Favreau: I agree, and certainly Baloo appreciates that you’ve got to be who you are and you have to give yourself room, but there is room for a different style of parenting and storytelling, which is, what are the traditions, what are the myths of a culture for? They’re to try and help the younger generation not have to learn lessons painfully because you can learn them through visualization and through story. Rule systems are an effort out of love to save the next generation from the pain the older generation goes through. To explain to them that stove is hot so that they don’t touch it. Of course, that’s a fantasy. They have to learn on their own as well. That’s the strength of a culture, which is to give them a context in which they can visualize their struggles as they persevere and come out the other side.

It’s easy to fall in love with (Baloo) a bear that sings; that’s the one I remember as a kid but as I’ve become a parent and have three kids, I now realize the others are out of love as well. You do the best you can. Ultimately, we’re all a combination of the two.

In this, we have three father figures and one mother figure, it’s really a deconstruction of what parents are and there are elements of all of them. They all represent different aspects of what goes on in our brain. So as a parent, sometimes I’m Bagheera, sometimes I’m Baloo, sometimes Akela and sometimes Raksha.

Climbing and doing stunts

Sethi: Before this, I didn’t climb that much because I was raised in the city (New York). In the movie, it looks like I’m climbing but I could only be 30 inches off the ground. It looks like it’s far down but it’s really not.

Favreau: He’s being modest. We put him through the paces with the stuntman before we hired him to see what type of athlete he was. Neel’s actually great in a lot of sports. So when I’d direct him, it was more like being a coach. I’d tell him, “Pretend like you’re going to steal second base.” So when you see running away from the cattle in the stampede (scene), he was stealing bases. I got an incredible sense of focus out of him. This guy was the pivot point of the entire film.

The biggest challenge

Favreau: It was to not to drop the ball for the people that love this property, and knowing, inherently, I couldn’t just take the G-rated musical and make it photo-real.

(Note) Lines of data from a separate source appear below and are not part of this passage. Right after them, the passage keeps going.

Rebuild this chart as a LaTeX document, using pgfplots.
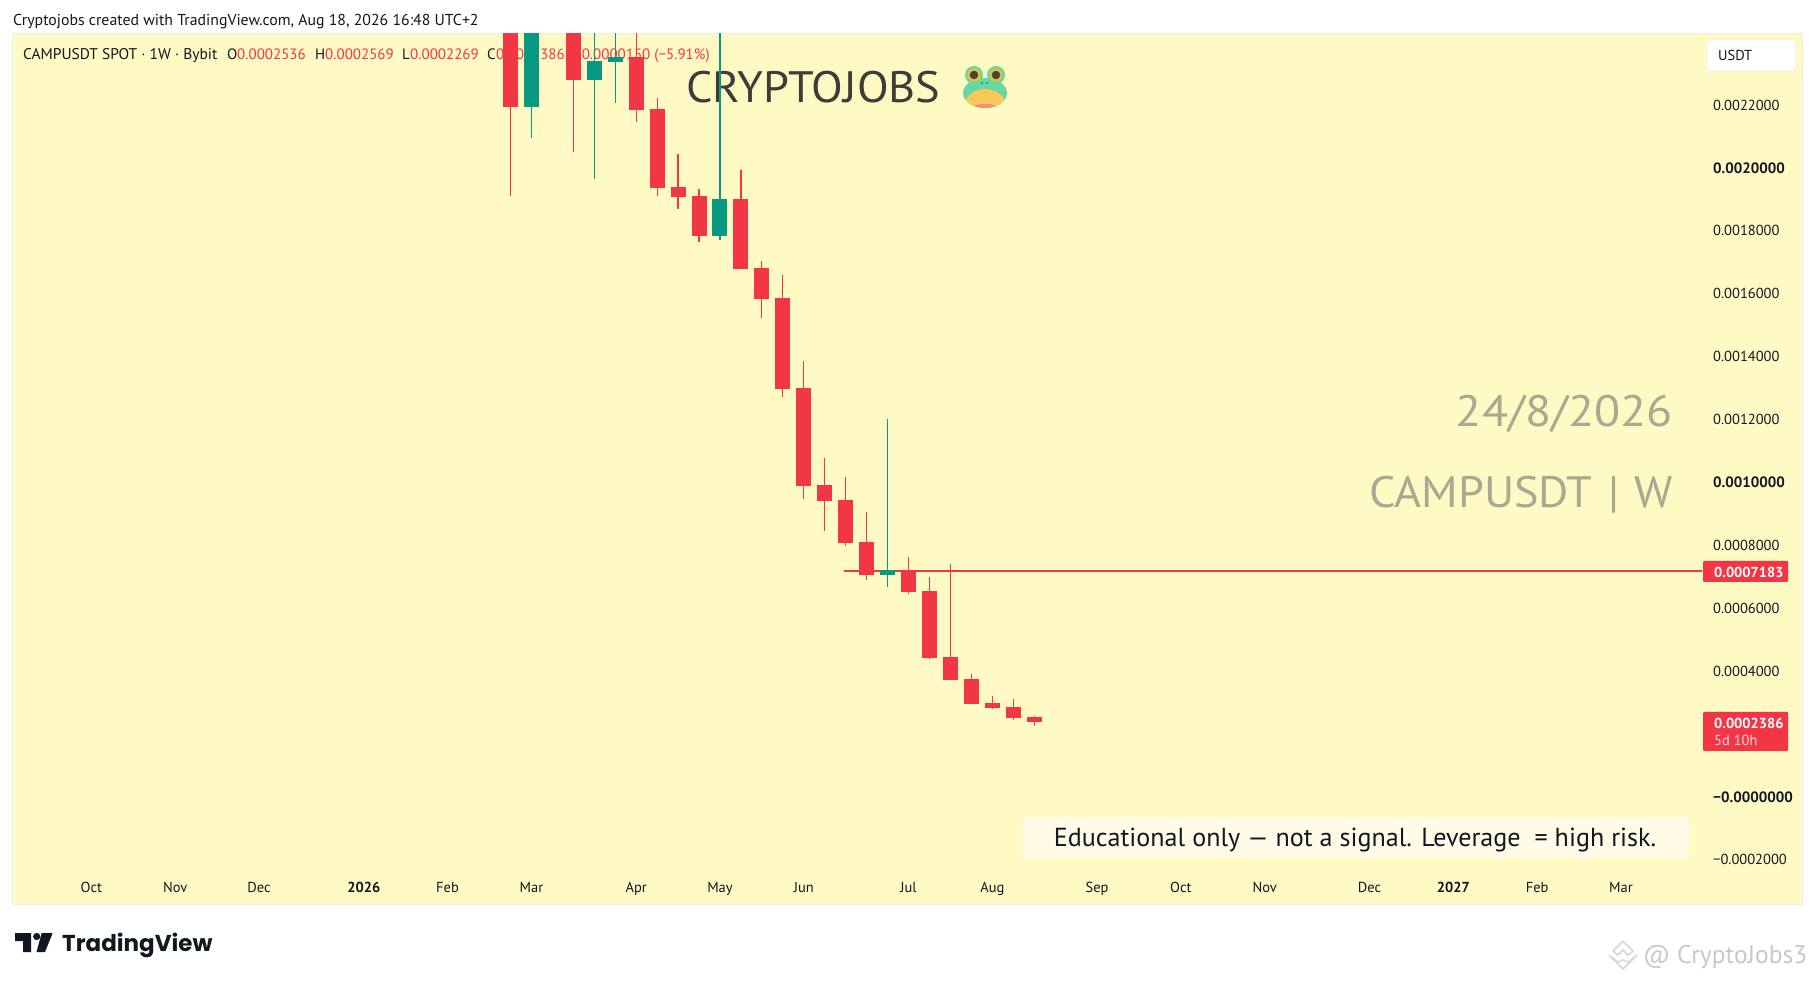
\documentclass[border=0pt]{standalone}
\usepackage{fontspec}
\usepackage{graphicx}
\setmainfont{PT Sans}
\newfontfamily\pop{Poppins}
\usepackage{pgfplots}
\pgfplotsset{compat=1.18}
\definecolor{panel}{RGB}{255,249,196}
\definecolor{cred}{HTML}{F23645}
\definecolor{cgreen}{HTML}{089981}
\definecolor{ink}{HTML}{131722}
\definecolor{wm}{RGB}{170,168,145}
\definecolor{panelb}{RGB}{238,238,232}
\definecolor{wmdark}{RGB}{62,60,55}
\definecolor{frogg}{RGB}{104,216,160}
\definecolor{frogo}{RGB}{250,200,90}
\definecolor{frogp}{RGB}{246,140,120}
\definecolor{frogy}{RGB}{240,190,60}
\definecolor{froge}{RGB}{70,70,62}
\definecolor{frogn}{RGB}{50,70,60}
\definecolor{notebg}{RGB}{255,251,230}
\definecolor{gr1}{RGB}{215,215,215}
\definecolor{gr2}{RGB}{200,200,200}
\definecolor{btnb}{RGB}{240,240,235}
\definecolor{tagl}{RGB}{255,215,215}
\newcommand{\fs}[1]{\fontsize{#1}{#1}\selectfont}
\begin{document}
\begin{tikzpicture}
\begin{scope}[x=1pt,y=1pt]
\useasboundingbox (0,0) rectangle (1815,980);
\fill[white] (0,0) rectangle (1815,980);
\fill[panel,draw=panelb,line width=1pt] (12,{980-905}) rectangle (1802,{980-34});
% header and legend
\node[anchor=base west,inner sep=0,text=ink] at (13,{980-26}) {\fs{15.8}Cryptojobs created with TradingView.com, Aug 18, 2026 16:48 UTC+2};
\node[anchor=base west,inner sep=0,text=ink] at (23,{980-60}) {\fs{15.5}CAMPUSDT SPOT · 1W · Bybit};
\node[anchor=base west,inner sep=0,text=ink] at (227,{980-60}) {\fs{15}O};
\node[anchor=base west,inner sep=0,text=cred] at (237,{980-60}) {\fs{15}0.0002536};
\node[anchor=base west,inner sep=0,text=ink] at (315,{980-60}) {\fs{15}H};
\node[anchor=base west,inner sep=0,text=cred] at (325,{980-60}) {\fs{15}0.0002569};
\node[anchor=base west,inner sep=0,text=ink] at (402,{980-60}) {\fs{15}L};
\node[anchor=base west,inner sep=0,text=cred] at (410,{980-60}) {\fs{15}0.0002269};
\node[anchor=base west,inner sep=0,text=ink] at (487,{980-60}) {\fs{15}C};
\node[anchor=base west,inner sep=0,text=cred] at (496,{980-60}) {\fs{15}0.0002386};
\node[anchor=base west,inner sep=0,text=cred] at (574,{980-60}) {\fs{15}−0.0000150 (−5.91\%)};
% watermarks
\node[anchor=base west,inner sep=0,text=wmdark] at (686,{980-103}) {\scalebox{1.053}[1]{\fs{44}CRYPTOJOBS}};
\node[anchor=base east,inner sep=0,text=wm] at (1673,{980-427}) {\scalebox{1.09}[1]{\fs{44}24/8/2026}};
\node[anchor=base east,inner sep=0,text=wm] at (1673,{980-508}) {\scalebox{1.052}[1]{\fs{44}CAMPUSDT\,\,|\,\,W}};
% frog
\begin{scope}[shift={(0,980)},y=-1pt]
\fill[frogg] (985,93) ellipse (22 and 15);
\fill[frogg] (974,75) circle (9);
\fill[frogg] (996,75) circle (9);
\begin{scope}
\clip (985,93) ellipse (22 and 15);
\fill[frogo] (985,107) ellipse (21 and 18);
\fill[frogp] (985,112) ellipse (18 and 8);
\end{scope}
\fill[frogy] (974,75) circle (6.5);
\fill[frogy] (996,75) circle (6.5);
\fill[froge] (974,75) circle (4.3);
\fill[froge] (996,75) circle (4.3);
\fill[frogn] (982,83) circle (0.9);
\fill[frogn] (987,83) circle (0.9);
\end{scope}
% notice
\fill[notebg] (1023,{980-817}) rectangle (1689,{980-858});
\node[anchor=base,inner sep=0,text=ink] at (1355,{980-847}) {\fs{26.1}Educational only — not a signal. Leverage\ \ = high risk.};
% TradingView logo
\fill[ink] (15,{980-933}) -- (31,{980-933}) -- (31,{980-952}) -- (23,{980-952}) -- (23,{980-941}) -- (15,{980-941}) -- cycle;
\fill[ink] (36.7,{980-936.5}) circle (3.6);
\fill[ink] (41.7,{980-933}) -- (52.7,{980-933}) -- (45,{980-952}) -- (36.5,{980-952}) -- cycle;
\node[anchor=base west,inner sep=0,text=ink] at (62,{980-951}) {\pop\bfseries\fs{23}TradingView};
% bottom-right watermark
\begin{scope}[shift={(1623,{980-955})},draw=gr1,line width=1.5pt]
\draw (0,14) -- (10,4) -- (5,0) -- (0,5) -- (-5,0) -- (-10,4) -- cycle;
\draw (-14,0) -- (-10,-4) -- (0,-14) -- (10,-4) -- (14,0) -- (5,-7) -- (0,-5) -- (-5,-7) -- cycle;
\end{scope}
\node[anchor=base west,inner sep=0,text=gr2] at (1643,{980-963}) {\fs{25.5}@ CryptoJobs3};
\end{scope}
\begin{axis}[
  at={(12pt,103pt)},anchor=south west,
  scale only axis,width=1690pt,height=843pt,
  xmin=-23.79,xmax=56.87,
  ymin=-0.0002544,ymax=0.002426,
  axis line style={draw=none},
  tick style={draw=none},
  major tick length=0pt,
  scaled y ticks=false,scaled x ticks=false,
  unbounded coords=jump,
  ytick pos=right,yticklabel pos=right,
  xtick={-20,-16,-12,-7,-3,1,6,10,14,19,23,28,32,36,41,45,49,53},
  xticklabels={Oct,Nov,Dec,\textbf{2026},Feb,Mar,Apr,May,Jun,Jul,Aug,Sep,Oct,Nov,Dec,\textbf{2027},Feb,Mar},
  ytick={-0.0002,0,0.0004,0.0006,0.0008,0.0010,0.0012,0.0014,0.0016,0.0018,0.0020,0.0022},
  yticklabels={−0.0002000,\textbf{\fs{15}−0.0000000},0.0004000,0.0006000,0.0008000,\textbf{\fs{15}0.0010000},0.0012000,0.0014000,0.0016000,0.0018000,\textbf{\fs{15}0.0020000},0.0022000},
  xticklabel style={font=\fs{14.5},text=ink,inner sep=0pt,anchor=base,yshift=-16pt},
  yticklabel style={font=\fs{14.5},text=ink,inner sep=0pt,anchor=west,xshift=11pt},
  clip=true,
]
% horizontal level
\addplot[cred,line width=1.6pt,forget plot] coordinates {(15.9,0.0007183)(56.87,0.0007183)};
% red wicks (low, high)
\addplot[cred,line width=1.2pt,line cap=butt] coordinates {
(0,0.001912)(0,0.0030)(0,nan)
(3,0.002052)(3,0.0030)(3,nan)
(6,0.002147)(6,0.0030)(6,nan)
(7,0.001912)(7,0.002223)(7,nan)
(8,0.001870)(8,0.002045)(8,nan)
(9,0.001766)(9,0.001933)(9,nan)
(11,0.001679)(11,0.001994)(11,nan)
(12,0.001523)(12,0.001704)(12,nan)
(13,0.001272)(13,0.001660)(13,nan)
(14,0.000948)(14,0.001386)(14,nan)
(15,0.000846)(15,0.001078)(15,nan)
(16,0.000798)(16,0.001017)(16,nan)
(17,0.000690)(17,0.000906)(17,nan)
(19,0.000645)(19,0.000763)(19,nan)
(20,0.000439)(20,0.000700)(20,nan)
(21,0.000372)(21,0.000741)(21,nan)
(22,0.000296)(22,0.000391)(22,nan)
(23,0.000280)(23,0.000321)(23,nan)
(24,0.000245)(24,0.000312)(24,nan)
(25,0.0002269)(25,0.0002569)
};
% red bodies (open, close)
\addplot[cred,line width=15pt,line cap=butt] coordinates {
(0,0.0030)(0,0.002195)(0,nan)
(3,0.0030)(3,0.002280)(3,nan)
(6,0.002353)(6,0.002185)(6,nan)
(7,0.002188)(7,0.001936)(7,nan)
(8,0.001940)(8,0.001909)(8,nan)
(9,0.001911)(9,0.001784)(9,nan)
(11,0.001901)(11,0.001679)(11,nan)
(12,0.001682)(12,0.001583)(12,nan)
(13,0.001587)(13,0.001297)(13,nan)
(14,0.001300)(14,0.000989)(14,nan)
(15,0.000992)(15,0.000941)(15,nan)
(16,0.000944)(16,0.000808)(16,nan)
(17,0.000811)(17,0.000706)(17,nan)
(19,0.000722)(19,0.000652)(19,nan)
(20,0.000655)(20,0.000442)(20,nan)
(21,0.000445)(21,0.000372)(21,nan)
(22,0.000375)(22,0.000296)(22,nan)
(23,0.000299)(23,0.000283)(23,nan)
(24,0.000286)(24,0.000251)(24,nan)
(25,0.0002536)(25,0.0002386)
};
% green wicks (low, high)
\addplot[cgreen,line width=1.2pt,line cap=butt] coordinates {
(1,0.002096)(1,0.0030)(1,nan)
(4,0.001965)(4,0.0030)(4,nan)
(5,0.002208)(5,0.0030)(5,nan)
(10,0.001772)(10,0.0030)(10,nan)
(18,0.000668)(18,0.001202)
};
% green bodies (open, close)
\addplot[cgreen,line width=15pt,line cap=butt] coordinates {
(1,0.002195)(1,0.0030)(1,nan)
(4,0.002280)(4,0.002340)(4,nan)
(5,0.002337)(5,0.002353)(5,nan)
(10,0.001784)(10,0.001901)(10,nan)
(18,0.000706)(18,0.000722)
};
\end{axis}
\begin{scope}[x=1pt,y=1pt]
% USDT button
\fill[white,draw=btnb,line width=0.8pt,rounded corners=3pt] (1707,{980-40}) rectangle (1796,{980-71});
\node[anchor=base west,inner sep=0,text=ink] at (1718,{980-60.5}) {\fs{14.5}USDT};
% price tags
\fill[cred,rounded corners=1pt] (1703,{980-561}) rectangle (1788,{980-582});
\node[anchor=base west,inner sep=0,text=white] at (1714,{980-578}) {\fs{14.5}\bfseries 0.0007183};
\fill[cred,rounded corners=1pt] (1703,{980-712}) rectangle (1788,{980-751});
\node[anchor=base west,inner sep=0,text=white] at (1714,{980-729}) {\fs{14.5}\bfseries 0.0002386};
\node[anchor=base west,inner sep=0,text=tagl] at (1714,{980-746}) {\fs{14.5}5d 10h};
\end{scope}
\end{tikzpicture}
\end{document}
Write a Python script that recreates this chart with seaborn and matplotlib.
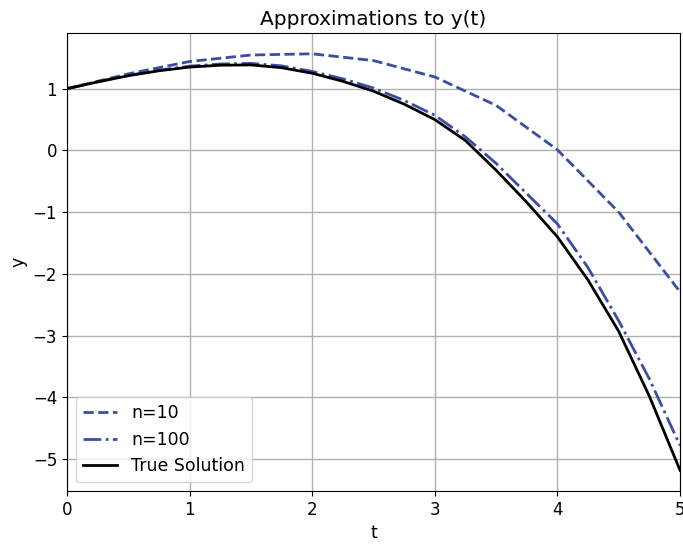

How much music could you have and not turn it into a musical? How could you incorporate the music that taps into the subconscious of the audience members that grew up with it through triggering it in the score and triggering it by covering a song in the end credits? How do you have it emerge so it doesn’t break the reality of the story? This is something we discussed for years. We all discussed it—the Disney team. Thanks to John Debney, my music composer, we could re-orchestrate the songs until it feels of one thing. I have to say the biggest contribution to all of this was John Debney, our composer. He had 110-115 musicians (in the recording studio) playing together and reinterpreting (the original music) and putting a human element in the vibrato, in the way the string instruments were bowed. The horns. It unifies the whole thing like a complete dish.

Good vibes

Favreau: We’re excited about the (good) responses we’ve been getting. We worked hard and poured ourselves into it. It’s a communication tool. It’s not a painting you put on your wall. It’s a conversation we’re having. It was part of the culture before we decided to update it. So this has been an exciting couple of days as people are seeing it for the first time.